» **RECORDED INFORMATION**
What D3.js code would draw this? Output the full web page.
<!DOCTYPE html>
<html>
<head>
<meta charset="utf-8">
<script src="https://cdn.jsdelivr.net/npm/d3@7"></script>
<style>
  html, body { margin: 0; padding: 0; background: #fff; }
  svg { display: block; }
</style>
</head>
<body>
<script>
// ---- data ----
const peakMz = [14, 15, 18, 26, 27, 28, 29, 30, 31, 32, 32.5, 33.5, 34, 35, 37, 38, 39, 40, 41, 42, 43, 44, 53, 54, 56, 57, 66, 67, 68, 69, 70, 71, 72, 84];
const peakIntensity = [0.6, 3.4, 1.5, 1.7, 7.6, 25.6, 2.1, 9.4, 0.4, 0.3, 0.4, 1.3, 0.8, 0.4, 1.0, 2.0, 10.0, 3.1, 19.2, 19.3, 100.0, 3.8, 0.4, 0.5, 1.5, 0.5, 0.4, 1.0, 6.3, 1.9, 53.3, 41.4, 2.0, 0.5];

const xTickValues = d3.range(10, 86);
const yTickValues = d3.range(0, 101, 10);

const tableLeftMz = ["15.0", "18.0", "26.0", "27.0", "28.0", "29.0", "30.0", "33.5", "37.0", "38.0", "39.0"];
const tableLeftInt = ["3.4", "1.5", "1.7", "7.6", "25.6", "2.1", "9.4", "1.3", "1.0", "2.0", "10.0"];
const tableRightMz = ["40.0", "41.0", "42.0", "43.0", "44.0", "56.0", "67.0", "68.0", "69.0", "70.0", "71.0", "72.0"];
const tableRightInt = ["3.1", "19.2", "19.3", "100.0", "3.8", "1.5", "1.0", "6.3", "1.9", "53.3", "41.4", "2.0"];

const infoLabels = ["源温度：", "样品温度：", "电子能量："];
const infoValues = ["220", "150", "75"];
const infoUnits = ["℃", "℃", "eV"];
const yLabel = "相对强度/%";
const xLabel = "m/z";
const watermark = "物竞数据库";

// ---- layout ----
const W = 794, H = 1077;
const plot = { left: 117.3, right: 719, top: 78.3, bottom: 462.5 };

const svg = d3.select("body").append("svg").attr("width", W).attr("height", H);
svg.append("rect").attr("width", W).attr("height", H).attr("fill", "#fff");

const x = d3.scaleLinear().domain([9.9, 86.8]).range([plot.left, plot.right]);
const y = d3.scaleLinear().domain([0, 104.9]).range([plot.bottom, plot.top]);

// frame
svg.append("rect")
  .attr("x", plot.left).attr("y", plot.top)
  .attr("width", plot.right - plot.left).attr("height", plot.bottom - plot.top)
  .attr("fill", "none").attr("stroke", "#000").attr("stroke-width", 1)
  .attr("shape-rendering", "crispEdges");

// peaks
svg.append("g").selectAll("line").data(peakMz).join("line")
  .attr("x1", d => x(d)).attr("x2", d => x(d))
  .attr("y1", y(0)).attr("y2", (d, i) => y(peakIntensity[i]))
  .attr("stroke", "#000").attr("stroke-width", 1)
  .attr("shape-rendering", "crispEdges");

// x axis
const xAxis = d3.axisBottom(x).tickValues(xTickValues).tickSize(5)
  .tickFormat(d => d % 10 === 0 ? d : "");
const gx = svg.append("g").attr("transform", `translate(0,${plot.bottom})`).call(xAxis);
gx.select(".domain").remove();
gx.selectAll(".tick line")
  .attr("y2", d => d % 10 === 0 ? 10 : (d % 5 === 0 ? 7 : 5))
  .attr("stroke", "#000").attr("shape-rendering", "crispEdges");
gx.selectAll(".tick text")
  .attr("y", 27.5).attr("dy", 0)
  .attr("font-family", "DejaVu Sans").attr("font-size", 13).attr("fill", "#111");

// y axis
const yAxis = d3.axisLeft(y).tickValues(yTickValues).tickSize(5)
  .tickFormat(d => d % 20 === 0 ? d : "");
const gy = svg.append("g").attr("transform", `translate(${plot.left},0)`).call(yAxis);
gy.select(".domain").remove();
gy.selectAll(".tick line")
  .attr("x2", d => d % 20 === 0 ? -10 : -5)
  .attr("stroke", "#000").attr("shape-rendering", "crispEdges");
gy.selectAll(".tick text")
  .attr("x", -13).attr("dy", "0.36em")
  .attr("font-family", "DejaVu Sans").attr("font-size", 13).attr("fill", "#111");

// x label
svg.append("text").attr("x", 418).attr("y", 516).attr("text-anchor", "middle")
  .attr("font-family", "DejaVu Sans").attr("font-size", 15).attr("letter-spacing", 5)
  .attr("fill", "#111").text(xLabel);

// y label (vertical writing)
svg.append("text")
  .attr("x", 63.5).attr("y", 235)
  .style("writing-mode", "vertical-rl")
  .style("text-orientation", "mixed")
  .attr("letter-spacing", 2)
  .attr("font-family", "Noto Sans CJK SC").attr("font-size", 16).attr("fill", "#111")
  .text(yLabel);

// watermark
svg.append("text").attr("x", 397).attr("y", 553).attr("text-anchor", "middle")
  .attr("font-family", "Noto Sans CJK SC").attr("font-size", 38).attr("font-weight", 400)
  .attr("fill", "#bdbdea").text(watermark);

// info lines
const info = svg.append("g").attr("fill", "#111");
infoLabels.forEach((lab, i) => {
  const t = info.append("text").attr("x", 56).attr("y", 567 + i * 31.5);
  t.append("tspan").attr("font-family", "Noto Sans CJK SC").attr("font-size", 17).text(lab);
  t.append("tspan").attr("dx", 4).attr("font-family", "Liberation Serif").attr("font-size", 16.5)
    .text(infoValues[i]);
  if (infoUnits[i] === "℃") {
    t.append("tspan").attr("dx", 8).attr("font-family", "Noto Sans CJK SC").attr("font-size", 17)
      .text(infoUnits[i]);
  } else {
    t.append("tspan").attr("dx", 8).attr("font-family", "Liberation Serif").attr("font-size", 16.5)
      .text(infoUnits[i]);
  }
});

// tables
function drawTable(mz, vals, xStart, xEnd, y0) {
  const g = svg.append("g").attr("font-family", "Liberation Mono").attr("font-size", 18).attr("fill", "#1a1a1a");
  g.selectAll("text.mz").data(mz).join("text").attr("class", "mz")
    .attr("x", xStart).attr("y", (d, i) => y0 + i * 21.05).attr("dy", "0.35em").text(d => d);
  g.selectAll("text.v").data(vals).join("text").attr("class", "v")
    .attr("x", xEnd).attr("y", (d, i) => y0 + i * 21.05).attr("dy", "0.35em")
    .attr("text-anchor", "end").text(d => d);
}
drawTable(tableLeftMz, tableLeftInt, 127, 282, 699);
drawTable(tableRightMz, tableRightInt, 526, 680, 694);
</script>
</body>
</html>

» **PROBLEM REQUIREMENTS**
Emit the full listing verbatim.

» **SOLUTION TO THIS PROBLEM**
What D3.js code would draw this? Output the full web page.
<!DOCTYPE html>
<html>
<head>
<meta charset="utf-8">
<script src="https://cdn.jsdelivr.net/npm/d3@7"></script>
<style>
  html, body { margin: 0; padding: 0; background: #fff; }
  svg { display: block; }
</style>
</head>
<body>
<script>
// ---- data ----
const peakMz = [14, 15, 18, 26, 27, 28, 29, 30, 31, 32, 32.5, 33.5, 34, 35, 37, 38, 39, 40, 41, 42, 43, 44, 53, 54, 56, 57, 66, 67, 68, 69, 70, 71, 72, 84];
const peakIntensity = [0.6, 3.4, 1.5, 1.7, 7.6, 25.6, 2.1, 9.4, 0.4, 0.3, 0.4, 1.3, 0.8, 0.4, 1.0, 2.0, 10.0, 3.1, 19.2, 19.3, 100.0, 3.8, 0.4, 0.5, 1.5, 0.5, 0.4, 1.0, 6.3, 1.9, 53.3, 41.4, 2.0, 0.5];

const xTickValues = d3.range(10, 86);
const yTickValues = d3.range(0, 101, 10);

const tableLeftMz = ["15.0", "18.0", "26.0", "27.0", "28.0", "29.0", "30.0", "33.5", "37.0", "38.0", "39.0"];
const tableLeftInt = ["3.4", "1.5", "1.7", "7.6", "25.6", "2.1", "9.4", "1.3", "1.0", "2.0", "10.0"];
const tableRightMz = ["40.0", "41.0", "42.0", "43.0", "44.0", "56.0", "67.0", "68.0", "69.0", "70.0", "71.0", "72.0"];
const tableRightInt = ["3.1", "19.2", "19.3", "100.0", "3.8", "1.5", "1.0", "6.3", "1.9", "53.3", "41.4", "2.0"];

const infoLabels = ["源温度：", "样品温度：", "电子能量："];
const infoValues = ["220", "150", "75"];
const infoUnits = ["℃", "℃", "eV"];
const yLabel = "相对强度/%";
const xLabel = "m/z";
const watermark = "物竞数据库";

// ---- layout ----
const W = 794, H = 1077;
const plot = { left: 117.3, right: 719, top: 78.3, bottom: 462.5 };

const svg = d3.select("body").append("svg").attr("width", W).attr("height", H);
svg.append("rect").attr("width", W).attr("height", H).attr("fill", "#fff");

const x = d3.scaleLinear().domain([9.9, 86.8]).range([plot.left, plot.right]);
const y = d3.scaleLinear().domain([0, 104.9]).range([plot.bottom, plot.top]);

// frame
svg.append("rect")
  .attr("x", plot.left).attr("y", plot.top)
  .attr("width", plot.right - plot.left).attr("height", plot.bottom - plot.top)
  .attr("fill", "none").attr("stroke", "#000").attr("stroke-width", 1)
  .attr("shape-rendering", "crispEdges");

// peaks
svg.append("g").selectAll("line").data(peakMz).join("line")
  .attr("x1", d => x(d)).attr("x2", d => x(d))
  .attr("y1", y(0)).attr("y2", (d, i) => y(peakIntensity[i]))
  .attr("stroke", "#000").attr("stroke-width", 1)
  .attr("shape-rendering", "crispEdges");

// x axis
const xAxis = d3.axisBottom(x).tickValues(xTickValues).tickSize(5)
  .tickFormat(d => d % 10 === 0 ? d : "");
const gx = svg.append("g").attr("transform", `translate(0,${plot.bottom})`).call(xAxis);
gx.select(".domain").remove();
gx.selectAll(".tick line")
  .attr("y2", d => d % 10 === 0 ? 10 : (d % 5 === 0 ? 7 : 5))
  .attr("stroke", "#000").attr("shape-rendering", "crispEdges");
gx.selectAll(".tick text")
  .attr("y", 27.5).attr("dy", 0)
  .attr("font-family", "DejaVu Sans").attr("font-size", 13).attr("fill", "#111");

// y axis
const yAxis = d3.axisLeft(y).tickValues(yTickValues).tickSize(5)
  .tickFormat(d => d % 20 === 0 ? d : "");
const gy = svg.append("g").attr("transform", `translate(${plot.left},0)`).call(yAxis);
gy.select(".domain").remove();
gy.selectAll(".tick line")
  .attr("x2", d => d % 20 === 0 ? -10 : -5)
  .attr("stroke", "#000").attr("shape-rendering", "crispEdges");
gy.selectAll(".tick text")
  .attr("x", -13).attr("dy", "0.36em")
  .attr("font-family", "DejaVu Sans").attr("font-size", 13).attr("fill", "#111");

// x label
svg.append("text").attr("x", 418).attr("y", 516).attr("text-anchor", "middle")
  .attr("font-family", "DejaVu Sans").attr("font-size", 15).attr("letter-spacing", 5)
  .attr("fill", "#111").text(xLabel);

// y label (vertical writing)
svg.append("text")
  .attr("x", 63.5).attr("y", 235)
  .style("writing-mode", "vertical-rl")
  .style("text-orientation", "mixed")
  .attr("letter-spacing", 2)
  .attr("font-family", "Noto Sans CJK SC").attr("font-size", 16).attr("fill", "#111")
  .text(yLabel);

// watermark
svg.append("text").attr("x", 397).attr("y", 553).attr("text-anchor", "middle")
  .attr("font-family", "Noto Sans CJK SC").attr("font-size", 38).attr("font-weight", 400)
  .attr("fill", "#bdbdea").text(watermark);

// info lines
const info = svg.append("g").attr("fill", "#111");
infoLabels.forEach((lab, i) => {
  const t = info.append("text").attr("x", 56).attr("y", 567 + i * 31.5);
  t.append("tspan").attr("font-family", "Noto Sans CJK SC").attr("font-size", 17).text(lab);
  t.append("tspan").attr("dx", 4).attr("font-family", "Liberation Serif").attr("font-size", 16.5)
    .text(infoValues[i]);
  if (infoUnits[i] === "℃") {
    t.append("tspan").attr("dx", 8).attr("font-family", "Noto Sans CJK SC").attr("font-size", 17)
      .text(infoUnits[i]);
  } else {
    t.append("tspan").attr("dx", 8).attr("font-family", "Liberation Serif").attr("font-size", 16.5)
      .text(infoUnits[i]);
  }
});

// tables
function drawTable(mz, vals, xStart, xEnd, y0) {
  const g = svg.append("g").attr("font-family", "Liberation Mono").attr("font-size", 18).attr("fill", "#1a1a1a");
  g.selectAll("text.mz").data(mz).join("text").attr("class", "mz")
    .attr("x", xStart).attr("y", (d, i) => y0 + i * 21.05).attr("dy", "0.35em").text(d => d);
  g.selectAll("text.v").data(vals).join("text").attr("class", "v")
    .attr("x", xEnd).attr("y", (d, i) => y0 + i * 21.05).attr("dy", "0.35em")
    .attr("text-anchor", "end").text(d => d);
}
drawTable(tableLeftMz, tableLeftInt, 127, 282, 699);
drawTable(tableRightMz, tableRightInt, 526, 680, 694);
</script>
</body>
</html>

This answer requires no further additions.